With a little hope that seemed to be fading, I really needed to get started on a garden. I finally consulted someone whose advice I could trust to be honest and factual, my 6 year old grandson. When I told CJ I wasn’t sure I could grow my own real garden from seeds, as it was just too complicated, he gave me the thumbs up and replied – “You got this Grama! Just do a little one.” From the mouth of babes came wisdom. So with some knowledge in hand, I started on my journey of discovery.

SO I JUST DID A LITTLE ONE. First and foremost I put my thoughts on paper as to what I imagined it to look like, transferred the visual ideas to graph paper for sizing, and then enthusiastically told people about my ideas. Friends, family, fellow MGIT classmates, both my neighbours, cashiers at the nurseries, a person I had never met in the Leaf Gardens, and anyone else who would listen! I even told Ed, love of my life, who said “Okaaaaay, where are we going to put it?”

Graph Paper Plan

I could finally start! I decided the garden would include a passion of mine, native Manitoba flowers/herbs. Location was tough. Everywhere I looked, my backyard sidelines had well-established commercial landscaping cloth with a whack of stone on top. I was pretty sure that meant I would have to either dig up our lovely lawn instead, or spend countless, back-breaking hours moving rock, cutting up and pulling out landscaping cloth, then digging to eternity. I chose not to dig up the lawn.

Rock, rock everywhere

Challenging start

As I will be doing a part 2 to this article in the next newsletter, I will provide detail on my plan today, to make a very important point. A well-researched endeavor can save time, extra work and sometimes heartache. I really researched this, and I told EVERYONE. I knew they would be checking on me to follow through, offer ideas, or would want to see how it went. I was feeling the pressure, and CJ was counting on me!

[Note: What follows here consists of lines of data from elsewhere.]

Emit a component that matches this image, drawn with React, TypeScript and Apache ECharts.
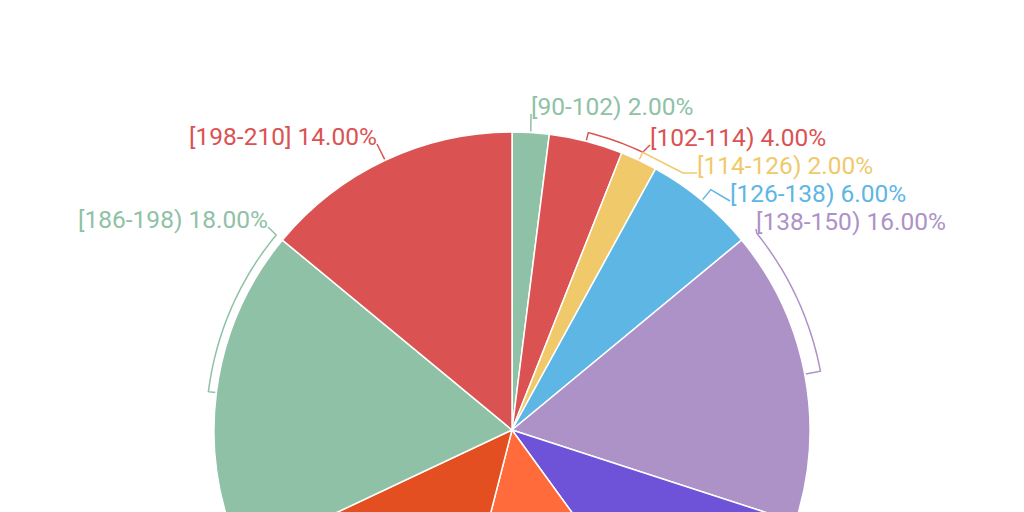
import { useEffect, useRef } from "react";
import * as echarts from "echarts";

const categories = [
    "[90-102)",
    "[102-114)",
    "[114-126)",
    "[126-138)",
    "[138-150)",
    "[150-162)",
    "[162-174)",
    "[174-186)",
    "[186-198)",
    "[198-210]",
];
const counts = [1, 2, 1, 3, 8, 5, 7, 7, 9, 7];
const palette = ["#8fc1a6", "#db5253", "#f0c96b", "#5eb6e5", "#ad92c8", "#6e53d9", "#ff6b3b", "#e44f22"];

const CX = 512;
const CY = 430;
const R = 298;

// label anchors: x, y (middle), align; null = label falls below the visible area
const labelSpots: ([number, number, string] | null)[] = [
    [531, 106, "left"],
    [650, 137, "left"],
    [697, 165, "left"],
    [730, 193, "left"],
    [756, 221, "left"],
    null,
    null,
    null,
    [268, 219, "right"],
    [377, 136, "right"],
];

const total = counts.reduce((a, b) => a + b, 0);
const starts: number[] = [];
const ends: number[] = [];
counts.reduce((acc, v, i) => {
    starts[i] = (acc / total) * 360;
    ends[i] = ((acc + v) / total) * 360;
    return acc + v;
}, 0);
const mids = starts.map((s, i) => (s + ends[i]) / 2);

function pt(a: number, r: number): number[] {
    const t = (a * Math.PI) / 180;
    return [CX + r * Math.sin(t), CY - r * Math.cos(t)];
}

function arc(a0: number, a1: number, r: number): number[][] {
    const n = Math.max(2, Math.ceil(Math.abs(a1 - a0)));
    const out: number[][] = [];
    for (let k = 0; k <= n; k++) out.push(pt(a0 + ((a1 - a0) * k) / n, r));
    return out;
}

function lineEnd(i: number): number[] {
    const s = labelSpots[i]!;
    return [s[0], s[1] + 8];
}

// leader routes, some run along the rim as brackets
const routes: Record<number, () => number[][]> = {
    0: () => [pt(mids[0], R + 1), lineEnd(0)],
    1: () => [pt(mids[1], R + 1), ...arc(mids[1], mids[2], 307), lineEnd(1)],
    2: () => [pt(mids[2], R + 1), pt(mids[2], 307), [lineEnd(2)[0] - 14, lineEnd(2)[1]], lineEnd(2)],
    3: () => [pt(mids[3], R + 1), pt(mids[3], 312), lineEnd(3)],
    4: () => [pt(mids[4], R + 1), ...arc(mids[4], starts[4] + 0.8, 314), lineEnd(4)],
    8: () => [pt(mids[8], R + 1), ...arc(mids[8], ends[8], 306), lineEnd(8)],
    9: () => [pt(mids[9], R + 1), lineEnd(9)],
};

function App() {
    const ref = useRef<HTMLDivElement>(null);

    useEffect(() => {
        if (!ref.current) return;
        const chart = echarts.init(ref.current, null, { renderer: "svg" });

        chart.setOption({
            animation: false,
            backgroundColor: "#ffffff",
            series: [
                {
                    type: "pie",
                    center: [CX, CY],
                    radius: R,
                    startAngle: 90,
                    clockwise: true,
                    itemStyle: { borderColor: "#ffffff", borderWidth: 1.5 },
                    label: {
                        show: true,
                        position: "outside",
                        fontFamily: "Roboto",
                        fontSize: 24.5,
                        width: 300,
                        formatter: (p: any) => `${p.name} ${((p.value / total) * 100).toFixed(2)}%`,
                    },
                    labelLine: { show: true, length: 12, length2: 12, lineStyle: { width: 1.5 } },
                    labelLayout: (p: any) => {
                        const s = labelSpots[p.dataIndex];
                        if (!s) return {};
                        return {
                            x: s[0],
                            y: s[1],
                            align: s[2],
                            verticalAlign: "middle",
                            labelLinePoints: routes[p.dataIndex](),
                        };
                    },
                    data: categories.map((name, i) => {
                        const c = palette[i % palette.length];
                        const shown = labelSpots[i] != null;
                        return {
                            name,
                            value: counts[i],
                            itemStyle: { color: c },
                            label: { show: shown, color: c },
                            labelLine: { show: shown, lineStyle: { color: c } },
                        };
                    }),
                },
            ],
        });

        return () => {
            chart.dispose();
        };
    }, []);

    return (
        <div
            ref={ref}
            style={{ position: "fixed", left: 0, top: 0, width: "1024px", height: "512px" }}
        />
    );
}

export default App;
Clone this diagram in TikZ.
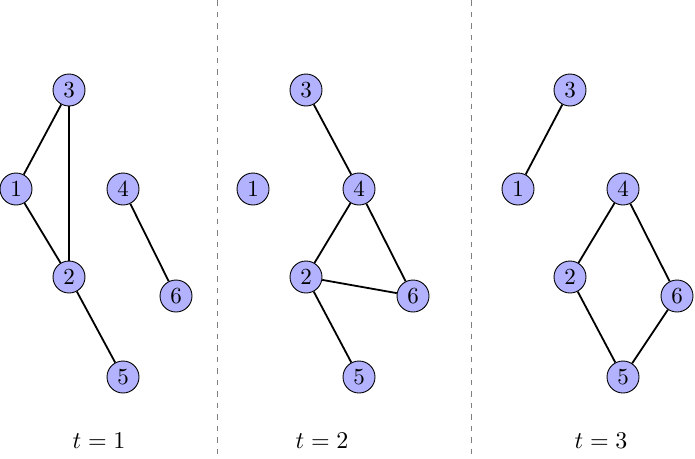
\documentclass[tikz,border=0pt]{standalone}
\usepackage{graphicx}
\begin{document}
\begin{tikzpicture}[x=1pt,y=-1pt,
  vert/.style={circle,draw=black,line width=0.9pt,fill=blue!30,minimum size=32pt,inner sep=0pt},
  edge/.style={line width=1.8pt},
  sep/.style={gray,line width=0.9pt,dash pattern=on 5.5pt off 6pt},
  lab/.style={inner sep=0pt}]
\newcommand{\vl}[1]{\scalebox{2.3}{#1}}
\newcommand{\tl}[1]{\scalebox{2.4}{$t=#1$}}
\useasboundingbox (0,0) rectangle (695,458);
\coordinate (s1t) at (217,0); \coordinate (s1b) at (217,458);
\coordinate (s2t) at (471,0); \coordinate (s2b) at (471,458);
\draw[sep] (s1t) -- (s1b);
\draw[sep] (s2t) -- (s2b);
% panel 1
\node[vert] (a3) at (69,90) {\vl{3}};
\node[vert] (a1) at (16,189) {\vl{1}};
\node[vert] (a4) at (123,189) {\vl{4}};
\node[vert] (a2) at (69,277) {\vl{2}};
\node[vert] (a6) at (176,296) {\vl{6}};
\node[vert] (a5) at (123,377) {\vl{5}};
\draw[edge] (a1) -- (a3); \draw[edge] (a3) -- (a2); \draw[edge] (a1) -- (a2);
\draw[edge] (a4) -- (a6); \draw[edge] (a2) -- (a5);
% panel 2
\node[vert] (b3) at (306,90) {\vl{3}};
\node[vert] (b1) at (253,189) {\vl{1}};
\node[vert] (b4) at (359,189) {\vl{4}};
\node[vert] (b2) at (306,277) {\vl{2}};
\node[vert] (b6) at (413,296) {\vl{6}};
\node[vert] (b5) at (359,377) {\vl{5}};
\draw[edge] (b3) -- (b4); \draw[edge] (b4) -- (b2); \draw[edge] (b4) -- (b6);
\draw[edge] (b2) -- (b6); \draw[edge] (b2) -- (b5);
% panel 3
\node[vert] (c3) at (570,90) {\vl{3}};
\node[vert] (c1) at (518,189) {\vl{1}};
\node[vert] (c4) at (623,189) {\vl{4}};
\node[vert] (c2) at (570,277) {\vl{2}};
\node[vert] (c6) at (677,296) {\vl{6}};
\node[vert] (c5) at (623,377) {\vl{5}};
\draw[edge] (c1) -- (c3); \draw[edge] (c4) -- (c2); \draw[edge] (c4) -- (c6);
\draw[edge] (c2) -- (c5); \draw[edge] (c5) -- (c6);
% labels
\node[lab] (l1) at (99,441) {\tl{1}};
\node[lab] (l2) at (322,441) {\tl{2}};
\node[lab] (l3) at (601,441) {\tl{3}};
\end{tikzpicture}
\end{document}
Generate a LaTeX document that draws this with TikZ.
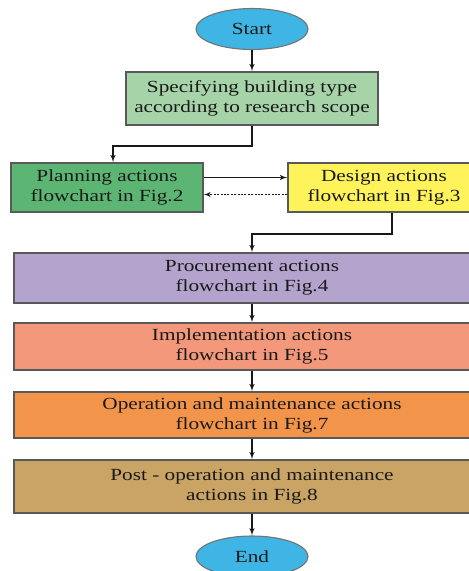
\documentclass[tikz,border=0pt]{standalone}
\usepackage{fontspec}
\setmainfont{Liberation Serif}[FakeStretch=1.25]
\usetikzlibrary{shapes,arrows,positioning}
\definecolor{startblue}{HTML}{3FB5E5}
\definecolor{specgreen}{HTML}{A6D4A8}
\definecolor{plangreen}{HTML}{5DB574}
\definecolor{designyellow}{HTML}{FFF35C}
\definecolor{proclav}{HTML}{B3A3CD}
\definecolor{implsalmon}{HTML}{F4987B}
\definecolor{operorange}{HTML}{F3944B}
\definecolor{posttan}{HTML}{C9A465}
\tikzstyle{block} = [rectangle, draw=black!65, line width=1.6pt, text=black!90,
    align=center, inner sep=0pt, minimum width=192pt]
\tikzstyle{wide} = [block, minimum width=476pt]
\tikzstyle{cloud} = [draw=black!55, line width=1.1pt, ellipse, fill=startblue,
    minimum width=112pt, minimum height=41pt, inner sep=0pt, text=black!90]
\tikzstyle{line} = [draw, black!90, line width=1.5pt, -latex']
\tikzstyle{back} = [draw, black!90, line width=1.3pt, dash pattern=on 2pt off 1.4pt, -latex']
\tikzstyle{every node}=[font=\fontsize{17}{20}\selectfont]

\begin{document}
\begin{tikzpicture}[x=1pt, y=-1pt]
    \useasboundingbox (0,0) rectangle (469,571);
    \clip (0,0) rectangle (469,571);
    % Place nodes
    \node [cloud] (start) at (252,29) {Start};
    \node [block, fill=specgreen, below of=start, node distance=69.5pt, minimum width=252pt, minimum height=53pt] (spec) {Specifying building type\\according to research scope};
    \node [block, fill=plangreen, below of=spec, node distance=89pt, xshift=-145pt, minimum height=49pt] (plan) {Planning actions\\flowchart in Fig.2};
    \node [block, fill=designyellow, right of=plan, node distance=277pt, minimum height=49pt] (design) {Design actions\\flowchart in Fig.3};
    \node [wide, fill=proclav, below of=spec, node distance=179.5pt, minimum height=50pt] (proc) {Procurement actions\\flowchart in Fig.4};
    \node [wide, fill=implsalmon, below of=proc, node distance=68.5pt, minimum height=47pt] (impl) {Implementation actions\\flowchart in Fig.5};
    \node [wide, fill=operorange, below of=impl, node distance=68.5pt, minimum height=46pt] (oper) {Operation and maintenance actions\\flowchart in Fig.7};
    \node [wide, fill=posttan, below of=oper, node distance=71.5pt, minimum height=53pt] (post) {Post - operation and maintenance\\actions in Fig.8};
    \node [cloud, below of=post, node distance=70pt] (end) {End};

    % Draw edges
    \path [line] (start) -- (spec);
    \path [line] (spec.south) -- ++(0,20) -| ([xshift=6pt]plan.north);
    \path [line] ([yshift=10pt]plan.east) -- ([yshift=10pt]design.west);
    \path [back] ([yshift=-7pt]design.west) -- ([yshift=-7pt]plan.east);
    \path [line] ([xshift=8pt]design.south) -- ++(0,21) -| (proc.north);
    \path [line] (proc) -- (impl);
    \path [line] (impl) -- (oper);
    \path [line] (oper) -- (post);
    \path [line] (post) -- (end);
\end{tikzpicture}
\end{document}
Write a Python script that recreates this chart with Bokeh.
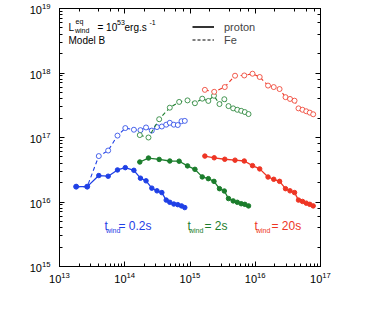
import math
from bokeh.plotting import figure
from bokeh.models import (Range1d, LogAxis, Label, Legend, LegendItem,
                          CustomJSTickFormatter, LogTicker)
from bokeh.embed import file_html
from bokeh.resources import INLINE

# ---------------- data ----------------
# shock radius grids (cm)
r_02s = [1.80e13, 2.66e13, 4.00e13, 5.57e13, 7.74e13, 1.02e14, 1.38e14, 1.74e14, 2.12e14,
         2.60e14, 3.12e14, 3.70e14, 4.32e14, 4.90e14, 5.65e14, 6.50e14, 7.41e14, 8.32e14]
r_2s = [1.70e14, 2.31e14, 3.37e14, 4.90e14, 6.82e14, 9.16e14, 1.19e15, 1.54e15, 1.91e15,
        2.33e15, 2.83e15, 3.36e15, 3.89e15, 4.59e15, 5.31e15, 6.10e15, 6.92e15, 7.89e15]
r_20s = [1.69e15, 2.35e15, 3.41e15, 4.90e15, 6.79e15, 9.08e15, 1.17e16, 1.57e16, 1.92e16,
         2.36e16, 2.91e16, 3.41e16, 4.00e16, 4.60e16, 5.30e16, 6.05e16, 6.85e16, 7.73e16]

# E_max^loss (eV), proton
Ep_02s = [1.73e16, 1.73e16, 2.57e16, 2.51e16, 3.14e16, 3.41e16, 3.10e16, 2.34e16, 2.13e16,
          1.64e16, 1.49e16, 1.40e16, 1.07e16, 9.9e15, 9.3e15, 9.1e15, 8.7e15, 8.2e15]
Ep_2s = [4.17e16, 4.80e16, 4.57e16, 4.32e16, 4.29e16, 3.63e16, 3.21e16, 2.45e16, 2.30e16,
         2.09e16, 1.61e16, 1.48e16, 1.13e16, 1.04e16, 9.9e15, 9.4e15, 9.2e15, 8.7e15]
Ep_20s = [5.15e16, 4.85e16, 4.60e16, 4.45e16, 4.32e16, 3.66e16, 3.26e16, 2.44e16, 2.25e16,
          2.09e16, 1.61e16, 1.49e16, 1.40e16, 1.07e16, 1.02e16, 9.6e15, 9.2e15, 8.7e15]

# E_max^loss (eV), Fe
Efe_02s = [1.73e16, 1.73e16, 5.15e16, 6.28e16, 1.07e17, 1.40e17, 1.32e17, 1.30e17, 1.43e17,
           1.28e17, 1.45e17, 1.48e17, 1.58e17, 1.69e17, 1.58e17, 1.56e17, 1.79e17, 1.81e17]
Efe_2s = [1.09e17, 1.00e17, 1.92e17, 2.90e17, 3.56e17, 3.76e17, 3.40e17, 4.00e17, 3.69e17,
          4.44e17, 3.30e17, 3.92e17, 3.07e17, 2.83e17, 2.69e17, 2.59e17, 2.48e17, 2.31e17]
Efe_20s = [5.48e17, 5.11e17, 6.05e17, 9.08e17, 9.16e17, 9.75e17, 8.67e17, 6.38e17, 6.05e17,
           5.64e17, 4.22e17, 3.96e17, 3.72e17, 2.83e17, 2.69e17, 2.55e17, 2.43e17, 2.29e17]

series_names = ["0.2s", "2s", "20s"]
legend_labels = ["proton", "Fe"]

# ---------------- layout (page pixels) ----------------
FL, FT, FW, FH = 67, 16, 261, 258   # frame left/top/width/height on the page
FONT = "Liberation Sans"
BLUE, GREEN, RED = "#1f40e6", "#1b7d2c", "#ee3524"

p = figure(x_axis_type="log", y_axis_type="log",
           x_range=Range1d(1e13, 1e17), y_range=Range1d(1e15, 1e19),
           width=350, height=309,
           min_border_left=FL - 8, min_border_right=30, min_border_top=FT - 8,
           min_border_bottom=309 - (FT - 8) - FH,
           output_backend="svg", toolbar_location=None)
p.xgrid.visible = False
p.ygrid.visible = False
p.outline_line_color = "black"
p.background_fill_color = "white"
p.border_fill_color = "white"

def style_axis(ax, labels=True):
    ax.axis_line_color = "black"
    ax.major_tick_in = 5
    ax.major_tick_out = 0
    ax.minor_tick_in = 3
    ax.minor_tick_out = 0
    ax.major_tick_line_color = "black"
    ax.minor_tick_line_color = "black"
    if labels:
        ax.major_label_text_font = FONT
        ax.major_label_text_font_size = "11px"
        ax.major_label_text_color = "black"
    else:
        ax.formatter = CustomJSTickFormatter(code="return ''")
        ax.major_label_text_font_size = "0px"
        ax.major_label_standoff = 0

style_axis(p.xaxis[0])
style_axis(p.yaxis[0])
p.xaxis[0].major_label_standoff = 5
p.yaxis[0].major_label_standoff = 9

top = LogAxis(ticker=LogTicker())
right = LogAxis(ticker=LogTicker())
style_axis(top, labels=False)
style_axis(right, labels=False)
p.add_layout(top, "above")
p.add_layout(right, "right")

# ---------------- curves ----------------
groups = [(r_02s, Ep_02s, Efe_02s, BLUE), (r_2s, Ep_2s, Efe_2s, GREEN), (r_20s, Ep_20s, Efe_20s, RED)]
for r, ep, efe, col in groups:
    p.line(r, efe, line_color=col, line_width=1.1, line_dash="4 3")
    p.scatter(r, efe, marker="circle", size=5, fill_color="white", line_color=col, line_width=0.8)
for r, ep, efe, col in groups:
    p.line(r, ep, line_color=col, line_width=1.3)
    p.scatter(r, ep, marker="circle", size=4.5, fill_color=col, line_color=col)

# legend (renderers hold a single NaN so nothing is drawn in the plot)
nan = float("nan")
lp = p.line([nan], [nan], line_color="black", line_width=1.6)
lf = p.line([nan], [nan], line_color="black", line_width=1.2, line_dash="3 2")
legend = Legend(items=[LegendItem(label=legend_labels[0], renderers=[lp]),
                       LegendItem(label=legend_labels[1], renderers=[lf])],
                location=(133, FH - 12 - 26), glyph_width=22, glyph_height=13, label_height=13,
                label_standoff=10, spacing=0, padding=0, margin=0,
                border_line_color=None, background_fill_alpha=0,
                label_text_font=FONT, label_text_font_size="11px")
p.add_layout(legend, "center")

# ---------------- texts ----------------
def dx(px):
    return 10 ** (13 + 4 * (px - FL) / FW)

def dy(py):
    return 10 ** (19 - 4 * (py - FT) / FH)

def lab(px, py, text, size, color="black", angle=0.0):
    p.add_layout(Label(x=dx(px), y=dy(py), text=text, text_font=FONT,
                       text_font_size=f"{size}px", text_color=color,
                       text_align="left", text_baseline="alphabetic", angle=angle))

# wind luminosity / model
lab(76, 35, "L", 10)
lab(82.5, 38, "wind", 7)
lab(83, 29, "eq", 7)
lab(105, 35, "= 10", 10)
lab(124.5, 30, "53", 7)
lab(132, 35, "erg.s", 10)
lab(157, 30, "-1", 7)
lab(76, 48, "Model B", 10)

# wind time labels
for (tx, ex, txt, col) in [(112, 126, "= " + series_names[0], BLUE),
                           (195, 212, "= " + series_names[1], GREEN),
                           (262, 279, "= " + series_names[2], RED)]:
    lab(tx, 233, "t", 12, col)
    lab(tx + 1.5, 238, "wind", 7, col)
    lab(ex, 233, txt, 12, col)

# axis titles
lab(177, 308, "r", 12)
lab(181, 313, "sh", 8)
lab(197, 308, "(cm)", 11)

rot = math.pi / 2
lab(22, 190, "E", 13, angle=rot)
lab(26.5, 178.5, "max", 8, angle=rot)
lab(18, 170, "loss", 7.5, angle=rot)
lab(19.5, 136, "(eV)", 11, angle=rot)

open("out.html", "w").write(file_html(p, INLINE))
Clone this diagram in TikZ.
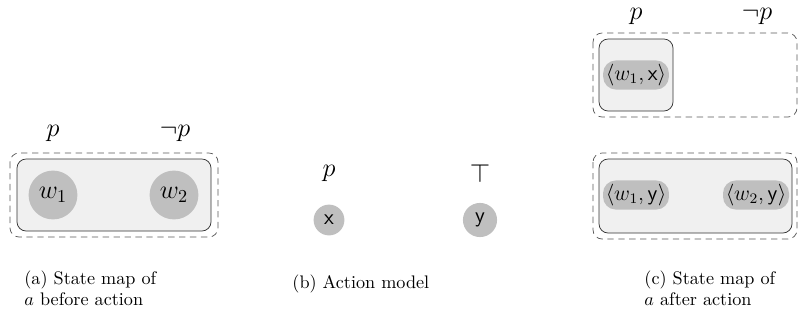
\documentclass[tikz,border=0pt]{standalone}
\usetikzlibrary{calc}

\tikzset{
  outerbox/.style={dash pattern=on 3.5pt off 2.5pt,draw=black!65,rounded corners=5pt},
  innerbox/.style={draw=black!80,fill=black!6,rounded corners=5pt},
  world/.style={circle,fill=black!25,font=\Large},
  event/.style={circle,fill=black!25,font=\large\sffamily},
  pair/.style={rounded corners=7pt,fill=black!25,font=\large,inner xsep=1.5pt,inner ysep=2pt},
  prop/.style={font=\Large,inner sep=1pt},
}

\begin{document}
\begin{tikzpicture}[x=0.55pt,y=-0.55pt]
\useasboundingbox (0,0) rectangle (798,322);
% (a) state map before action
\draw[outerbox] (10,153) rectangle (218,237);
\draw[innerbox] (17,159) rectangle (211,231);
\node[world] (w1) at (53,195) {$w_1$};
\node[world] (w2) at (174,195) {$w_2$};
\node[prop] (pa) at (53,133) {$p$};
\node[prop] (npa) at (175,133) {$\neg p$};
% (b) action model
\node[event] (x) at (329,220) {x};
\node[event] (y) at (480,220) {y};
\node[prop] (pb) at (329,173) {$p$};
\node[prop] (tb) at (480,173) {$\top$};
% (c) state map after action
\draw[outerbox] (593,33) rectangle (797,117);
\draw[innerbox] (599,39) rectangle (673,111);
\node[pair] (w1x) at (636,75) {$\langle w_1,\mathsf{x}\rangle$};
\draw[outerbox] (593,153) rectangle (797,239);
\draw[innerbox] (599,159) rectangle (792,233);
\node[pair] (w1y) at (636,195) {$\langle w_1,\mathsf{y}\rangle$};
\node[pair] (w2y) at (756,195) {$\langle w_2,\mathsf{y}\rangle$};
\node[prop] (pc) at (636,16) {$p$};
\node[prop] (npc) at (757,16) {$\neg p$};
% captions
\node[anchor=north west,align=left] (ca) at (18,264) {(a) State map of\\$a$ before action};
\node[anchor=west] (cb) at (286,284) {(b) Action model};
\node[anchor=north west,align=left] (cc) at (638,264) {(c) State map of\\$a$ after action};
\end{tikzpicture}
\end{document}
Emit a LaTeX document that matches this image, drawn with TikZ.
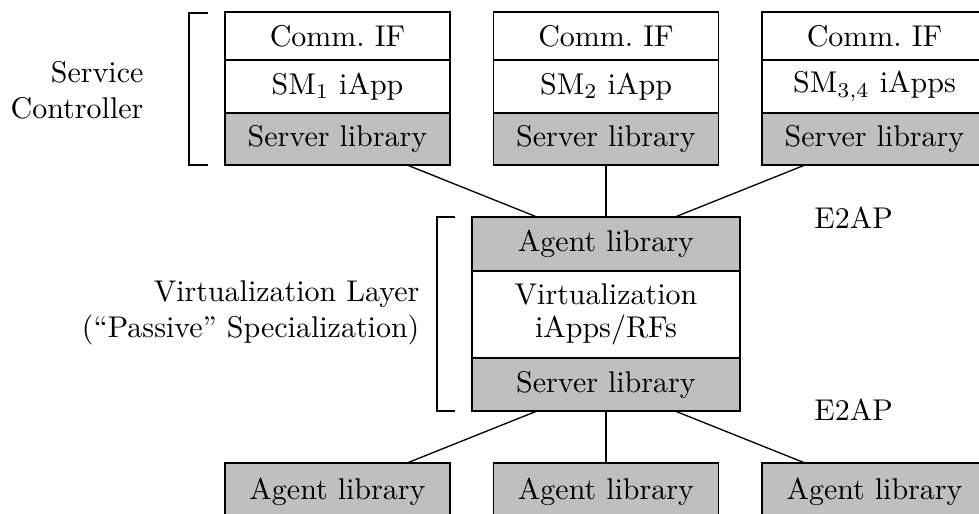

First, I would document what I do and why, as I progress. Then I may not forget important details, and it would be a useful guide for my next garden. I started by naming 4 folders: Planning, Journal of Journey, What Worked/What Didn’t, and Next Year’s Plan. I bought a very flowery binder to put that all in at end of season. Included in the planning was a list of good papers and books to reference along the way. I found the latter very helpful!

Keeping organized

Choose the location and size of the garden, keeping the sun/shade in mind.

Decide on what types of plants to purchase, and buy the seeds. I will give more detail on that in the next article. It was not as simple as I thought.

Informative seed packets

Prepare a budget estimate, which involved lists and searching online for costs.

List of resources I need to be successful, including a wine list in case I’m not.

Note who has offered or I have asked to help me along the way, and in what respect. It’s important to know when they are available, and what they have to offer. Ed is on there, as he brings muscle. CJ for advice.

Estimate time daily and weekly that I will commit to this to keep my little project alive till fall.

Anticipate unexpected challenges. My village and the internet will offer advice!

Plan on using graph paper to draw up an exact plan of what my garden will look like. It will show where I will plant flowers based on what I see on the seed packets; I will check with my village, and surf credible sites on the internet.

And last but definitely not least, determine realistic timelines for all of the above.

IS IT TOO MUCH? After preparing the Planning section above, I asked myself “Can I do this? It looks insurmountable. I’ll never get it all done!” So I went back to the one person I knew had all the answers. You guessed it, my 6 year old grandson CJ. I posed all of my concerns, and with the wisdom and simplicity of a child, he looked at me seriously and said “Grama, don’t be scared, you got this!”